PROBLEM STATEMENT: Transcribe each line of the material as it is, and drop any picture.

(Charts and diagrams as code)
= = = =

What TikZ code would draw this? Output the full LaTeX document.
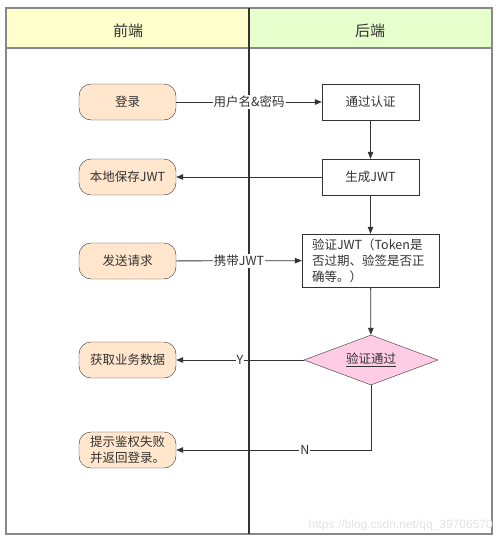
\documentclass[tikz,border=0pt]{standalone}
\usepackage{fontspec}
\setmainfont{Noto Sans CJK SC}
\newfontfamily\markfont{Liberation Sans}
\usetikzlibrary{arrows.meta,shapes.geometric}
\definecolor{lineclr}{HTML}{333333}
\definecolor{frameclr}{HTML}{888888}
\definecolor{headfront}{HTML}{FFFFCC}
\definecolor{headback}{HTML}{E6FFCC}
\definecolor{peach}{HTML}{FFE6CC}
\definecolor{rose}{HTML}{FFCCE6}
\begin{document}
\begin{tikzpicture}[x=1pt,y=-1pt,
    every node/.style={font=\fontsize{12.5}{16}\selectfont, text=lineclr},
    front/.style={draw=lineclr, fill=peach, rounded corners=12pt, minimum width=97pt, minimum height=36pt, align=left},
    back/.style={draw=lineclr, fill=white, minimum width=97pt, minimum height=36pt},
    check/.style={diamond, draw=lineclr, fill=rose, aspect=2.68, inner sep=0pt, minimum width=134pt, minimum height=50pt},
    flow/.style={draw=lineclr, thick, -{Triangle[length=7pt,width=5.5pt]}},
    lbl/.style={fill=white, inner sep=1pt}]
    \useasboundingbox (0,0) rectangle (500,541);
    % lanes
    \fill [headfront] (6,8) rectangle (249,48);
    \fill [headback] (249,8) rectangle (492,48);
    \draw [frameclr, line width=1.3pt] (6,8) rectangle (492,534);
    \draw [frameclr, line width=1.1pt] (6,48) -- (492,48);
    \draw [lineclr, line width=1.1pt] (249,8) -- (249,534);
    \node [font=\fontsize{15}{18}\selectfont] (lanefront) at (128,31) {前端};
    \node [font=\fontsize{15}{18}\selectfont] (laneback) at (370,31) {后端};
    % steps
    \node [front] (login) at (127.5,102) {登录};
    \node [back] (auth) at (370.5,102) {通过认证};
    \node [front] (store) at (127.5,177) {本地保存JWT};
    \node [back] (gen) at (370.5,177) {生成JWT};
    \node [front] (send) at (127.5,261) {发送请求};
    \node [back, text width=117pt, inner xsep=10pt, minimum height=53pt, align=left] (verify) at (370.5,260.5)
        {验证JWT（Token是\\否过期、验签是否正\\确等。）};
    \node [check] (pass) at (371,360) {\underline{验证通过}};
    \node [front] (fetch) at (127.5,360) {获取业务数据};
    \node [front] (fail) at (127.5,450) {提示鉴权失败\\并返回登录。};
    % connectors
    \draw [flow] (login) -- node [lbl] {用户名\&密码} (auth);
    \draw [flow] (auth) -- (gen);
    \draw [flow] (gen) -- (store);
    \draw [flow] (gen) -- (verify);
    \draw [flow] (send) -- node [lbl] {携带JWT} (verify);
    \draw [flow] (verify) -- (pass);
    \draw [flow] (pass) -- node [lbl] {Y} (fetch);
    \draw [flow] (pass.south) |- node [lbl, pos=0.67] {N} (fail);
    \node [font=\markfont\fontsize{12}{14}\selectfont, text=gray!22, anchor=south east, inner sep=1pt] (mark) at (494,532)
        {https://blog.csdn.net/qq\_39706570};
\end{tikzpicture}
\end{document}
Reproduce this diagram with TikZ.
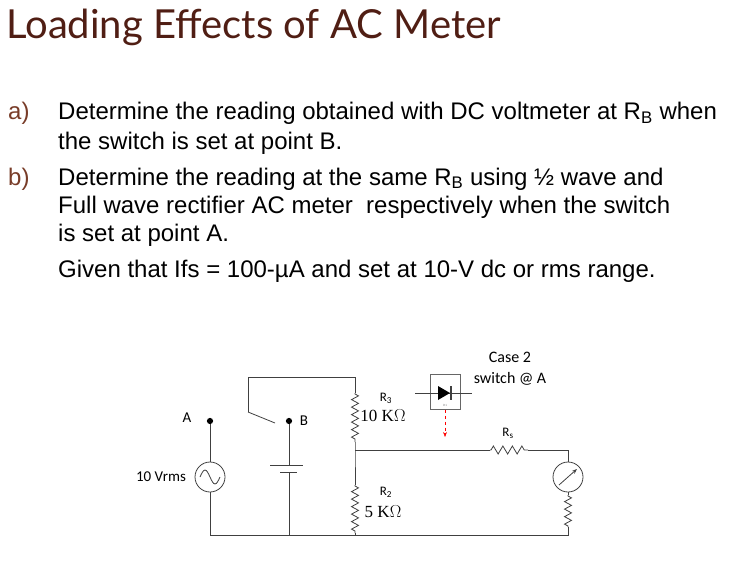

= = = =

THE RESPONSE:
What TikZ code would draw this? Output the full LaTeX document.
\documentclass[tikz,border=0pt]{standalone}
\usepackage{fontspec}
\setmainfont{Noto Sans CJK SC}
\newfontfamily\markfont{Liberation Sans}
\usetikzlibrary{arrows.meta,shapes.geometric}
\definecolor{lineclr}{HTML}{333333}
\definecolor{frameclr}{HTML}{888888}
\definecolor{headfront}{HTML}{FFFFCC}
\definecolor{headback}{HTML}{E6FFCC}
\definecolor{peach}{HTML}{FFE6CC}
\definecolor{rose}{HTML}{FFCCE6}
\begin{document}
\begin{tikzpicture}[x=1pt,y=-1pt,
    every node/.style={font=\fontsize{12.5}{16}\selectfont, text=lineclr},
    front/.style={draw=lineclr, fill=peach, rounded corners=12pt, minimum width=97pt, minimum height=36pt, align=left},
    back/.style={draw=lineclr, fill=white, minimum width=97pt, minimum height=36pt},
    check/.style={diamond, draw=lineclr, fill=rose, aspect=2.68, inner sep=0pt, minimum width=134pt, minimum height=50pt},
    flow/.style={draw=lineclr, thick, -{Triangle[length=7pt,width=5.5pt]}},
    lbl/.style={fill=white, inner sep=1pt}]
    \useasboundingbox (0,0) rectangle (500,541);
    % lanes
    \fill [headfront] (6,8) rectangle (249,48);
    \fill [headback] (249,8) rectangle (492,48);
    \draw [frameclr, line width=1.3pt] (6,8) rectangle (492,534);
    \draw [frameclr, line width=1.1pt] (6,48) -- (492,48);
    \draw [lineclr, line width=1.1pt] (249,8) -- (249,534);
    \node [font=\fontsize{15}{18}\selectfont] (lanefront) at (128,31) {前端};
    \node [font=\fontsize{15}{18}\selectfont] (laneback) at (370,31) {后端};
    % steps
    \node [front] (login) at (127.5,102) {登录};
    \node [back] (auth) at (370.5,102) {通过认证};
    \node [front] (store) at (127.5,177) {本地保存JWT};
    \node [back] (gen) at (370.5,177) {生成JWT};
    \node [front] (send) at (127.5,261) {发送请求};
    \node [back, text width=117pt, inner xsep=10pt, minimum height=53pt, align=left] (verify) at (370.5,260.5)
        {验证JWT（Token是\\否过期、验签是否正\\确等。）};
    \node [check] (pass) at (371,360) {\underline{验证通过}};
    \node [front] (fetch) at (127.5,360) {获取业务数据};
    \node [front] (fail) at (127.5,450) {提示鉴权失败\\并返回登录。};
    % connectors
    \draw [flow] (login) -- node [lbl] {用户名\&密码} (auth);
    \draw [flow] (auth) -- (gen);
    \draw [flow] (gen) -- (store);
    \draw [flow] (gen) -- (verify);
    \draw [flow] (send) -- node [lbl] {携带JWT} (verify);
    \draw [flow] (verify) -- (pass);
    \draw [flow] (pass) -- node [lbl] {Y} (fetch);
    \draw [flow] (pass.south) |- node [lbl, pos=0.67] {N} (fail);
    \node [font=\markfont\fontsize{12}{14}\selectfont, text=gray!22, anchor=south east, inner sep=1pt] (mark) at (494,532)
        {https://blog.csdn.net/qq\_39706570};
\end{tikzpicture}
\end{document}
Reproduce this diagram with TikZ.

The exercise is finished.